Stated problem:
Where a line holds the string "this", return that line.

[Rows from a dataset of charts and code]
○ ○ ○ ○ ○ ○ ○

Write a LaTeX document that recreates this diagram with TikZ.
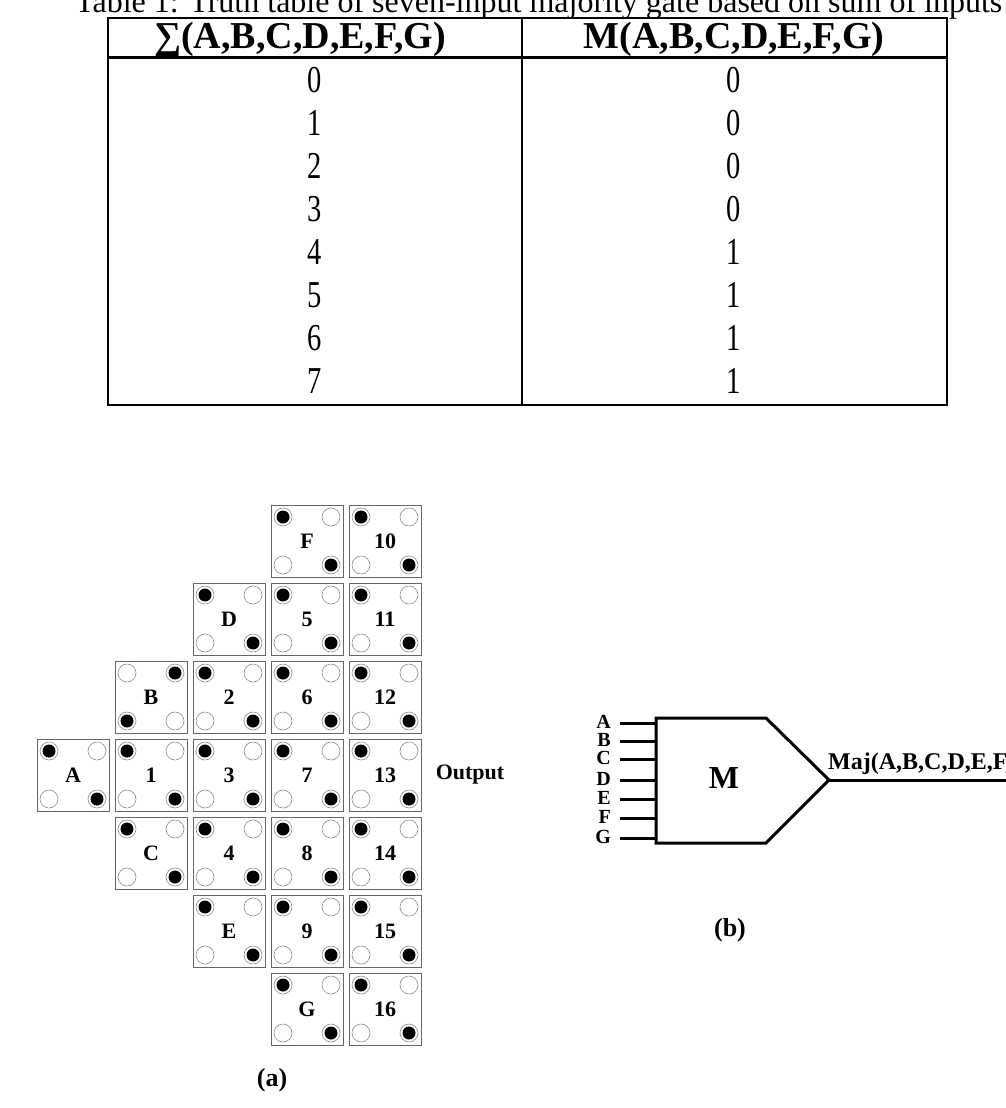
\documentclass[tikz,border=0pt]{standalone}
\usepackage{fontspec}
\setmainfont{Liberation Serif}
\begin{document}
\begin{tikzpicture}[x=1pt,y=-1pt,
  cell/.style={draw=black!60,line width=1pt,minimum size=72pt,inner sep=0pt,font=\fontsize{22}{22}\selectfont\bfseries},
  hole/.style={draw=black!45,line width=0.6pt,fill=white},
  dot/.style={fill=black},
  thk/.style={line width=3pt},
  num/.style={font=\fontsize{38}{38}\selectfont},
  lab/.style={font=\fontsize{22}{22}\selectfont\bfseries}]
\useasboundingbox (0,0) rectangle (1006,1108);
\fill[white] (0,0) rectangle (1006,1108);
% title
\node[font=\fontsize{32}{32}\selectfont,anchor=base west,inner sep=0pt] (title) at (75,13) {Table 1: Truth table of seven-input majority gate based on sum of inputs};
% table
\draw[line width=2pt] (108,18) rectangle (947,405);
\draw[line width=1.2pt] (522,18) -- (522,405);
\draw[line width=3pt] (108,58) -- (947,58);
\node[font=\fontsize{38}{38}\selectfont\bfseries] (h1) at (300,39) {∑(A,B,C,D,E,F,G)};
\node[font=\fontsize{38}{38}\selectfont\bfseries] (h2) at (734,39) {M(A,B,C,D,E,F,G)};
\foreach \i/\m in {0/0,1/0,2/0,3/0,4/1,5/1,6/1,7/1}{
  \node[num] (s\i) at (315,80+43*\i) {\scalebox{0.75}[1]{\i}};
  \node[num] (m\i) at (734,80+43*\i) {\scalebox{0.75}[1]{\m}};
}
% cells
\newcommand{\qcell}[5]{% name,x,y,label,type
  \node[cell] (#1) at (#2,#3) {#4};
  \foreach \dx/\dy in {-1/-1,1/-1,-1/1,1/1}
    \draw[hole] (#2+\dx*24,#3+\dy*24) circle (9);
  \ifnum#5=0
    \fill[dot] (#2-24,#3-24) circle (6.5); \fill[dot] (#2+24,#3+24) circle (6.5);
  \else
    \fill[dot] (#2+24,#3-24) circle (6.5); \fill[dot] (#2-24,#3+24) circle (6.5);
  \fi}
\qcell{cF}{307}{541}{F}{0}
\qcell{c10}{385}{541}{10}{0}
\qcell{cD}{229}{619}{D}{0}
\qcell{c5}{307}{619}{5}{0}
\qcell{c11}{385}{619}{11}{0}
\qcell{cB}{151}{697}{B}{1}
\qcell{c2}{229}{697}{2}{0}
\qcell{c6}{307}{697}{6}{0}
\qcell{c12}{385}{697}{12}{0}
\qcell{cA}{73}{775}{A}{0}
\qcell{c1}{151}{775}{1}{0}
\qcell{c3}{229}{775}{3}{0}
\qcell{c7}{307}{775}{7}{0}
\qcell{c13}{385}{775}{13}{0}
\qcell{cC}{151}{853}{C}{0}
\qcell{c4}{229}{853}{4}{0}
\qcell{c8}{307}{853}{8}{0}
\qcell{c14}{385}{853}{14}{0}
\qcell{cE}{229}{931}{E}{0}
\qcell{c9}{307}{931}{9}{0}
\qcell{c15}{385}{931}{15}{0}
\qcell{cG}{307}{1009}{G}{0}
\qcell{c16}{385}{1009}{16}{0}
\node[lab] (out) at (470,775) {Output};
\node[font=\fontsize{26}{26}\selectfont\bfseries] (la) at (272,1080) {(a)};
% gate
\draw[thk,line join=miter] (656,718) -- (766,718) -- (829,780) -- (766,843) -- (656,843) -- cycle;
\node[font=\fontsize{32}{32}\selectfont\bfseries] (M) at (724,778) {M};
\foreach \n/\y in {A/723,B/741,C/759,D/780,E/799,F/818,G/838}{
  \coordinate (i\n) at (620,\y);
  \draw[thk] (i\n) -- (656,\y);
  \node[font=\fontsize{20}{20}\selectfont\bfseries,anchor=east,inner sep=0pt] (t\n) at (611,\y-1) {\n};
}
\coordinate (o) at (829,780);
\coordinate (oe) at (1010,780);
\draw[thk] (o) -- (oe);
\node[font=\fontsize{24}{24}\selectfont\bfseries,anchor=south west,inner sep=1pt] (maj) at (827,776) {Maj(A,B,C,D,E,F,G)};
\node[font=\fontsize{26}{26}\selectfont\bfseries] (lb) at (730,930) {(b)};
\end{tikzpicture}
\end{document}
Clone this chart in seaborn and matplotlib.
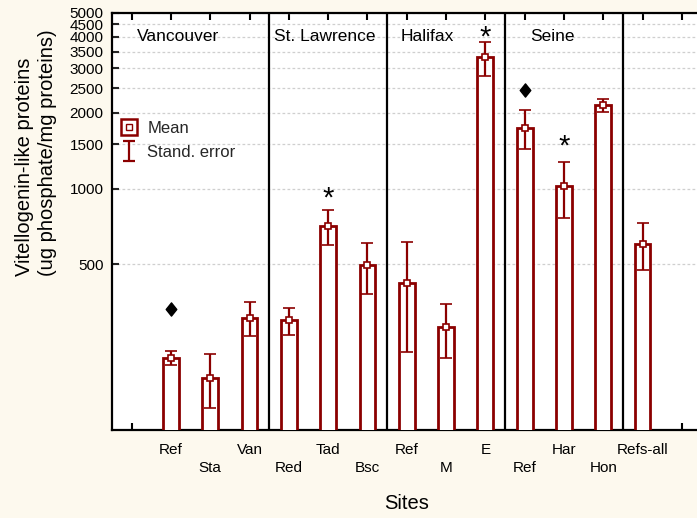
import numpy as np
import pandas as pd
import matplotlib
matplotlib.use("Agg")
import matplotlib.pyplot as plt
import matplotlib.transforms as mtransforms
import seaborn as sns
from matplotlib.lines import Line2D
from matplotlib.path import Path
from matplotlib.container import ErrorbarContainer
from matplotlib.legend_handler import HandlerErrorbar, HandlerTuple

# ---- data -------------------------------------------------------------
sites = ["Ref", "Sta", "Van", "Red", "Tad", "Bsc", "Ref", "M", "E",
         "Ref", "Har", "Hon", "Refs-all"]
mean_vtg = [213, 177, 307, 300, 708, 495, 420, 281, 3314, 1740, 1020, 2140, 603]
se_vtg = [13, 43, 48, 37, 113, 115, 196, 68, 508, 302, 255, 120, 127]

regions = ["Vancouver", "St. Lawrence", "Halifax", "Seine"]
region_sizes = [3, 3, 3, 3]

# significance marks: site index and height of the symbol
star_sites = [4, 8, 10]
star_height = [985, 4290, 1580]
diamond_sites = [0, 9]
diamond_height = [333, 2460]

y_ticks = [500, 1000, 1500, 2000, 2500, 3000, 3500, 4000, 4500, 5000]

# ---- style ------------------------------------------------------------
BG = "#FDF9EE"
DARK = "#8B0000"
region_label_x = [0.13, 3.62, 6.85, 10.15]

sns.set_theme(style="white")
plt.rcParams["font.family"] = ["Liberation Sans", "DejaVu Sans"]

fig = plt.figure(figsize=(6.97, 5.18), dpi=100, facecolor=BG)
W, H = 697, 518
ax = fig.add_axes([112 / W, 88 / H, 589.5 / W, 417.5 / H])
ax.set_facecolor("white")

pos = np.arange(1, len(sites) + 1)
df = pd.DataFrame({"pos": pos, "mean": mean_vtg, "se": se_vtg})

sns.barplot(data=df, x="pos", y="mean", native_scale=True, width=0.4,
            color="white", edgecolor=DARK, linewidth=2, errorbar=None,
            saturation=1, ax=ax, zorder=3)

ax.errorbar(df["pos"], df["mean"], yerr=df["se"], fmt="s", ms=5,
            mfc="white", mec=DARK, mew=1.2, ecolor=DARK, elinewidth=1.6,
            capsize=4.2, capthick=1.6, zorder=4)

ax.set_yscale("log")
ax.set_ylim(110, 5000)
ax.set_xlim(-0.5, len(sites) + 1.5)
ax.set_ylabel("")

ax.set_yticks(y_ticks)
ax.set_yticklabels([str(v) for v in y_ticks])
ax.yaxis.set_minor_locator(matplotlib.ticker.NullLocator())
ax.grid(axis="y", which="major", color="#cfcfcf", linestyle=(0, (2.2, 1.8)),
        linewidth=0.9, zorder=0)
ax.set_axisbelow(True)

# site labels staggered on two rows
xt = np.arange(0, len(sites) + 2)
xl = [""] + [s if i % 2 == 0 else "\n" + s for i, s in enumerate(sites)] + [""]
ax.set_xticks(xt)
ax.set_xticklabels(xl, fontsize=11, linespacing=1.45)

ax.tick_params(axis="x", which="major", direction="in", length=5, width=1.5,
               top=True, bottom=True, pad=9, colors="black", labelcolor="black")
ax.tick_params(axis="y", which="major", direction="in", length=5, width=1.5,
               left=True, pad=6, labelsize=11, labelcolor="black")
for side in ["left", "bottom", "top", "right"]:
    ax.spines[side].set_color("black")
    ax.spines[side].set_linewidth(1.6)

# region separators and names
bounds = np.cumsum(region_sizes) + 0.5
for b in bounds:
    ax.axvline(b, color="black", lw=1.6, zorder=5)
for name, x in zip(regions, region_label_x):
    ax.text(x, 0.932, name, transform=ax.get_xaxis_transform(),
            fontsize=12.5, ha="left", va="baseline", color="black")

# significance symbols
diamond = Path([(0, 1), (0.8, 0), (0, -1), (-0.8, 0), (0, 1)],
               [Path.MOVETO, Path.LINETO, Path.LINETO, Path.LINETO, Path.CLOSEPOLY])
ax.plot(pos[diamond_sites], diamond_height, ls="none", marker=diamond,
        ms=9.5, color="black", zorder=6)
star_shift = mtransforms.offset_copy(ax.transData, fig=fig, x=0, y=-6, units="points")
for i, h in zip(star_sites, star_height):
    ax.text(pos[i], h, "*", fontsize=21, ha="center", va="center",
            color="black", zorder=6, transform=star_shift)

# axis titles
ax.set_xlabel("Sites", fontsize=14.5, labelpad=13, color="black")
fig.text(36 / W, 1 - 276 / H,
         "Vitellogenin-like proteins\n(ug phosphate/mg proteins)",
         rotation=90, ha="center", va="bottom", multialignment="left",
         fontsize=14.5, linespacing=1.25, color="black")

# legend
mean_handle = (Line2D([], [], marker="s", ms=11.5, mfc="white", mec=DARK,
                      mew=1.8, ls="none"),
               Line2D([], [], marker="s", ms=3.8, mfc="white", mec=DARK,
                      mew=1, ls="none"))
err_handle = ax.errorbar([np.nan], [np.nan], yerr=[1], fmt="none", ecolor=DARK,
                         elinewidth=1.6, capsize=4.6, capthick=1.6)
ax.legend([mean_handle, err_handle], ["Mean", "Stand. error"],
          loc="upper left", bbox_to_anchor=(119 / W, 1 - 121 / H),
          bbox_transform=fig.transFigure, frameon=False, fontsize=12,
          handlelength=1.2, handletextpad=0.5, labelspacing=0.55,
          borderpad=0, borderaxespad=0,
          handler_map={tuple: HandlerTuple(ndivide=1),
                       ErrorbarContainer: HandlerErrorbar(xerr_size=0.6)})

fig.savefig("out.png", dpi=100, facecolor=BG)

○ ○ ○ ○ ○ ○ ○

Task response:
Write a LaTeX document that recreates this diagram with TikZ.
Clone this chart in seaborn and matplotlib.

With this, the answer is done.